Supplied material
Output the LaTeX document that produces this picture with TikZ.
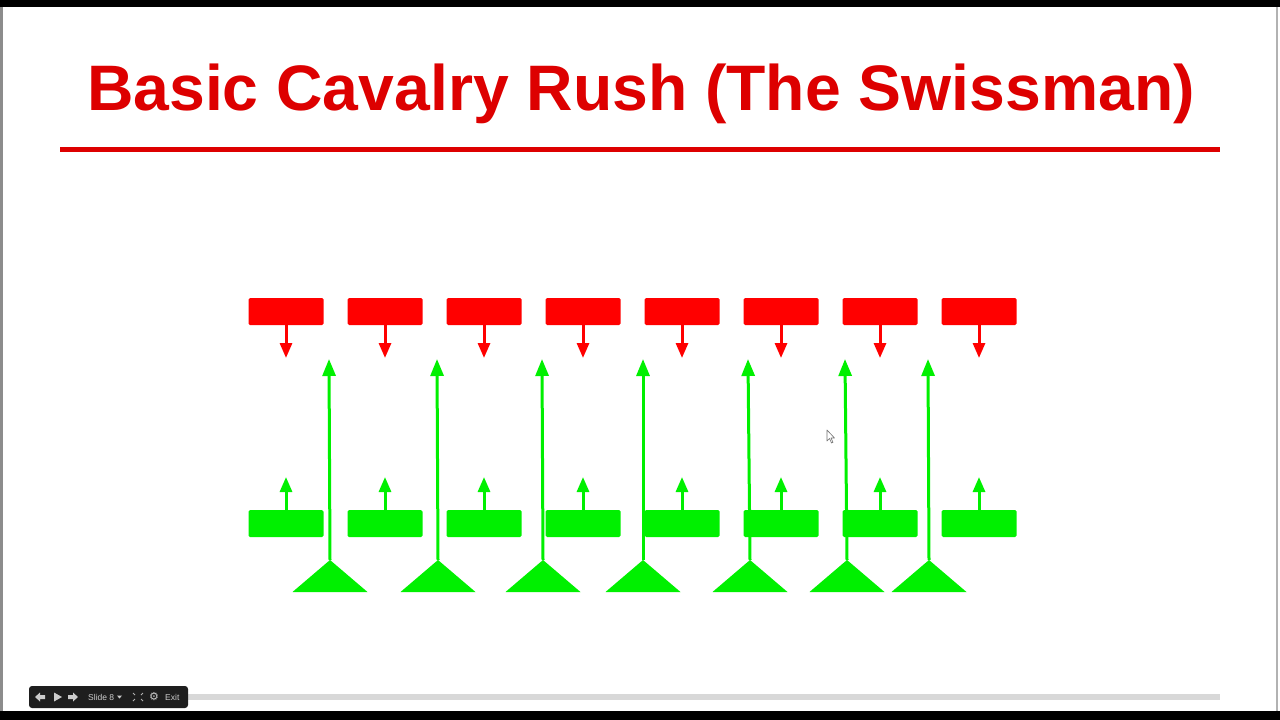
\documentclass[tikz,border=0pt]{standalone}
\usepackage{fontspec}
\setmainfont{Liberation Sans}
\newfontfamily\symfont{DejaVu Sans}
\usetikzlibrary{arrows.meta}
\definecolor{titlered}{HTML}{DD0000}
\definecolor{boxred}{HTML}{FF0000}
\definecolor{boxgreen}{HTML}{00F000}
\definecolor{barbg}{HTML}{1E1E1E}
\definecolor{progress}{HTML}{D8D8D8}
\tikzset{
  redbox/.style={draw=none,fill=boxred,minimum width=75pt,minimum height=27pt,inner sep=0pt,rounded corners=1.5pt},
  greenbox/.style={draw=none,fill=boxgreen,minimum width=75pt,minimum height=27pt,inner sep=0pt,rounded corners=1.5pt},
  redarrow/.style={draw=boxred,line width=3pt,-{Triangle[width=12pt,length=15pt]}},
  greenarrow/.style={draw=boxgreen,line width=3pt,-{Triangle[width=12pt,length=15pt]}},
  longarrow/.style={draw=boxgreen,line width=3pt,-{Triangle[width=13pt,length=17pt]}},
  tri/.style={fill=boxgreen,draw=none},
  bartext/.style={text=white!80!black,font=\fontsize{8.5}{9}\selectfont,inner sep=0pt}
}
\begin{document}
\begin{tikzpicture}[x=1pt,y=-1pt]
\useasboundingbox (0,0) rectangle (1280,720);
% screen frame
\fill[white] (0,0) rectangle (1280,720);
\fill[black] (0,0) rectangle (1280,7);
\fill[black] (0,711) rectangle (1280,720);
\fill[black!45] (0,7) rectangle (2.5,711);
\fill[black!30] (1276,7) rectangle (1277.5,711);
% title
\node[anchor=base,text=titlered,font=\fontsize{64.3}{70}\selectfont\bfseries,inner sep=0pt] (title) at (641,110) {Basic Cavalry Rush (The Swissman)};
\draw[titlered,line width=5pt] (60,149.5) -- (1220,149.5);
% boxes and short arrows
\foreach \i/\x in {1/286,2/385,3/484,4/583,5/682,6/781,7/880,8/979}{
  \node[redbox] (r\i) at (\x,311.5) {};
  \node[greenbox] (g\i) at (\x,523.5) {};
  \coordinate (rt\i) at (\x,358);
  \coordinate (gt\i) at (\x,477);
  \draw[redarrow] (r\i.south) -- (rt\i);
  \draw[greenarrow] (g\i.north) -- (gt\i);
}
% triangles and long arrows
\foreach \i/\a/\t in {1/330/329,2/438/437,3/543/542,4/643/643,5/750/748,6/847/845,7/929/928}{
  \coordinate (ta\i) at (\a,560);
  \coordinate (tl\i) at (\a-37.5,592);
  \coordinate (tr\i) at (\a+37.5,592);
  \coordinate (tip\i) at (\t,359);
  \fill[tri] (ta\i) -- (tr\i) -- (tl\i) -- cycle;
  \draw[longarrow] (ta\i) -- (tip\i);
}
% mouse cursor
\draw[black!55,fill=white,line width=0.6pt,line join=round] (827,430) -- (827,441) -- (829.5,438.5) -- (831.5,443) -- (833,442.3) -- (831,438) -- (834.5,438) -- cycle;
% progress bar and toolbar
\fill[progress] (186,694) rectangle (1220,700);
\fill[barbg,rounded corners=3pt] (29,686) rectangle (188,708);
\fill[white!80!black] (35,697) -- (40,692.5) -- (40,695) -- (45,695) -- (45,699) -- (40,699) -- (40,701.5) -- cycle;
\fill[white!80!black] (54,692.5) -- (62,697) -- (54,701.5) -- cycle;
\fill[white!80!black] (78,697) -- (73,692.5) -- (73,695) -- (68,695) -- (68,699) -- (73,699) -- (73,701.5) -- cycle;
\node[bartext,anchor=west] (slide) at (88,697) {Slide 8};
\fill[white!80!black] (117,695.5) -- (122,695.5) -- (119.5,698.5) -- cycle;
\draw[white!70!black,line width=0.8pt] (133,693) -- (135,695) (143,693) -- (141,695) (133,701) -- (135,699) (143,701) -- (141,699);
\node[bartext,font=\symfont\fontsize{11}{11}\selectfont,anchor=center] (gear) at (154,697) {⚙};
\node[bartext,anchor=west] (exit) at (165,697) {Exit};
\end{tikzpicture}
\end{document}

Task to complete
Leave out all pictures, then copy the remaining material exactly.

Written reply
Output the LaTeX document that produces this picture with TikZ.
\documentclass[tikz,border=0pt]{standalone}
\usepackage{fontspec}
\setmainfont{Liberation Sans}
\newfontfamily\symfont{DejaVu Sans}
\usetikzlibrary{arrows.meta}
\definecolor{titlered}{HTML}{DD0000}
\definecolor{boxred}{HTML}{FF0000}
\definecolor{boxgreen}{HTML}{00F000}
\definecolor{barbg}{HTML}{1E1E1E}
\definecolor{progress}{HTML}{D8D8D8}
\tikzset{
  redbox/.style={draw=none,fill=boxred,minimum width=75pt,minimum height=27pt,inner sep=0pt,rounded corners=1.5pt},
  greenbox/.style={draw=none,fill=boxgreen,minimum width=75pt,minimum height=27pt,inner sep=0pt,rounded corners=1.5pt},
  redarrow/.style={draw=boxred,line width=3pt,-{Triangle[width=12pt,length=15pt]}},
  greenarrow/.style={draw=boxgreen,line width=3pt,-{Triangle[width=12pt,length=15pt]}},
  longarrow/.style={draw=boxgreen,line width=3pt,-{Triangle[width=13pt,length=17pt]}},
  tri/.style={fill=boxgreen,draw=none},
  bartext/.style={text=white!80!black,font=\fontsize{8.5}{9}\selectfont,inner sep=0pt}
}
\begin{document}
\begin{tikzpicture}[x=1pt,y=-1pt]
\useasboundingbox (0,0) rectangle (1280,720);
% screen frame
\fill[white] (0,0) rectangle (1280,720);
\fill[black] (0,0) rectangle (1280,7);
\fill[black] (0,711) rectangle (1280,720);
\fill[black!45] (0,7) rectangle (2.5,711);
\fill[black!30] (1276,7) rectangle (1277.5,711);
% title
\node[anchor=base,text=titlered,font=\fontsize{64.3}{70}\selectfont\bfseries,inner sep=0pt] (title) at (641,110) {Basic Cavalry Rush (The Swissman)};
\draw[titlered,line width=5pt] (60,149.5) -- (1220,149.5);
% boxes and short arrows
\foreach \i/\x in {1/286,2/385,3/484,4/583,5/682,6/781,7/880,8/979}{
  \node[redbox] (r\i) at (\x,311.5) {};
  \node[greenbox] (g\i) at (\x,523.5) {};
  \coordinate (rt\i) at (\x,358);
  \coordinate (gt\i) at (\x,477);
  \draw[redarrow] (r\i.south) -- (rt\i);
  \draw[greenarrow] (g\i.north) -- (gt\i);
}
% triangles and long arrows
\foreach \i/\a/\t in {1/330/329,2/438/437,3/543/542,4/643/643,5/750/748,6/847/845,7/929/928}{
  \coordinate (ta\i) at (\a,560);
  \coordinate (tl\i) at (\a-37.5,592);
  \coordinate (tr\i) at (\a+37.5,592);
  \coordinate (tip\i) at (\t,359);
  \fill[tri] (ta\i) -- (tr\i) -- (tl\i) -- cycle;
  \draw[longarrow] (ta\i) -- (tip\i);
}
% mouse cursor
\draw[black!55,fill=white,line width=0.6pt,line join=round] (827,430) -- (827,441) -- (829.5,438.5) -- (831.5,443) -- (833,442.3) -- (831,438) -- (834.5,438) -- cycle;
% progress bar and toolbar
\fill[progress] (186,694) rectangle (1220,700);
\fill[barbg,rounded corners=3pt] (29,686) rectangle (188,708);
\fill[white!80!black] (35,697) -- (40,692.5) -- (40,695) -- (45,695) -- (45,699) -- (40,699) -- (40,701.5) -- cycle;
\fill[white!80!black] (54,692.5) -- (62,697) -- (54,701.5) -- cycle;
\fill[white!80!black] (78,697) -- (73,692.5) -- (73,695) -- (68,695) -- (68,699) -- (73,699) -- (73,701.5) -- cycle;
\node[bartext,anchor=west] (slide) at (88,697) {Slide 8};
\fill[white!80!black] (117,695.5) -- (122,695.5) -- (119.5,698.5) -- cycle;
\draw[white!70!black,line width=0.8pt] (133,693) -- (135,695) (143,693) -- (141,695) (133,701) -- (135,699) (143,701) -- (141,699);
\node[bartext,font=\symfont\fontsize{11}{11}\selectfont,anchor=center] (gear) at (154,697) {⚙};
\node[bartext,anchor=west] (exit) at (165,697) {Exit};
\end{tikzpicture}
\end{document}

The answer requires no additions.